Question

Solve the quadratic equation by using the most convenient method. (Find all real and complex solutions.)
$$5y^{2}+15y=0$$

Answer

**step1** Understanding the equation

The problem asks us to solve the quadratic equation $$5y^{2}+15y=0$$ for all real and complex solutions. This equation contains the variable 'y' raised to the power of 2, indicating it is a quadratic equation. Our goal is to find the values of 'y' that make this equation true.

**step2** Identifying the most convenient method

For a quadratic equation in the specific form $$ay^2 + by = 0$$ (where the constant term 'c' is zero), the most convenient and straightforward method to solve it is by factoring out the greatest common monomial factor. This approach simplifies the equation into a product of factors, which can then be solved using the Zero Product Property.

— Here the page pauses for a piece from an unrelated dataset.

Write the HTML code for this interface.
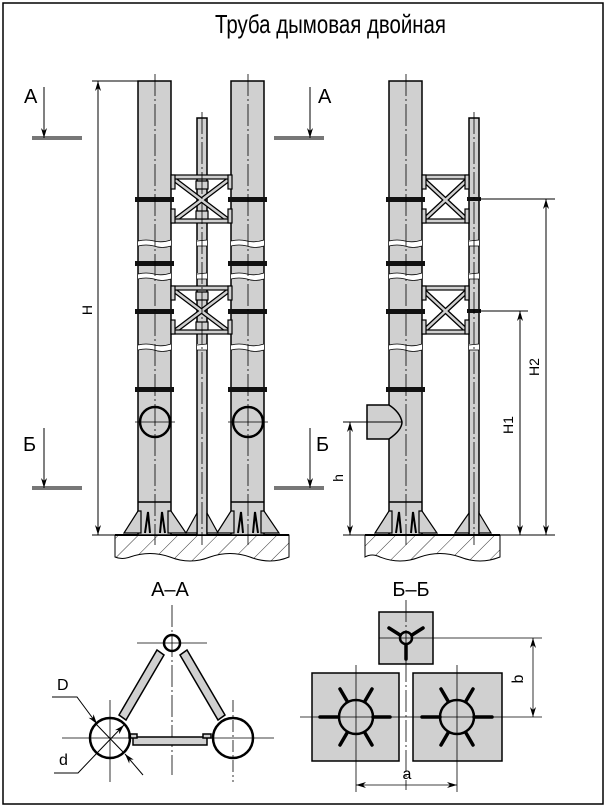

**step3** Factoring the equation

First, we need to identify the greatest common factor (GCF) of both terms in the equation, $$5y^{2}$$ and $$15y$$.
Let's break down each term:
The term $$5y^{2}$$ can be expressed as a product of its prime factors and variables: $$5 \times y \times y$$.
The term $$15y$$ can be expressed as a product of its prime factors and variables: $$3 \times 5 \times y$$.
By comparing these expanded forms, we can see that both terms share the factor 5 and the factor y. Therefore, the greatest common factor is $$5y$$.
Now, we factor out $$5y$$ from the equation:
$$5y^{2}+15y = 5y(y) + 5y(3)$$
$$5y^{2}+15y = 5y(y+3)$$
So, the original equation can be rewritten in factored form as:
$$5y(y+3) = 0$$

**step4** Applying the Zero Product Property

The Zero Product Property is a fundamental principle in algebra. It states that if the product of two or more factors is equal to zero, then at least one of those factors must be equal to zero. In our factored equation, $$5y(y+3) = 0$$, we have two factors: the first factor is $$5y$$, and the second factor is $$(y+3)$$.
According to the Zero Product Property, for their product to be zero, one or both of these factors must be zero. This leads to two separate, simpler equations:
Equation 1: $$5y = 0$$
Equation 2: $$y+3 = 0$$

**step5** Solving for y using the first factor

Now, we solve the first equation, $$5y = 0$$, for y.
To isolate 'y', we need to undo the multiplication by 5. We do this by dividing both sides of the equation by 5:
$$y = \frac{0}{5}$$
Performing the division, we find:
$$y = 0$$
This is our first solution.

**step6** Solving for y using the second factor

Next, we solve the second equation, $$y+3 = 0$$, for y.
To isolate 'y', we need to undo the addition of 3. We do this by subtracting 3 from both sides of the equation:
$$y = 0 - 3$$
Performing the subtraction, we find:
$$y = -3$$
This is our second solution.

**step7** Stating the solutions

We have found two values for 'y' that satisfy the original quadratic equation $$5y^{2}+15y=0$$.
The solutions are $$y=0$$ and $$y=-3$$. Both of these solutions are real numbers. Since real numbers are a subset of complex numbers (where the imaginary part is zero), these are also the complex solutions to the equation.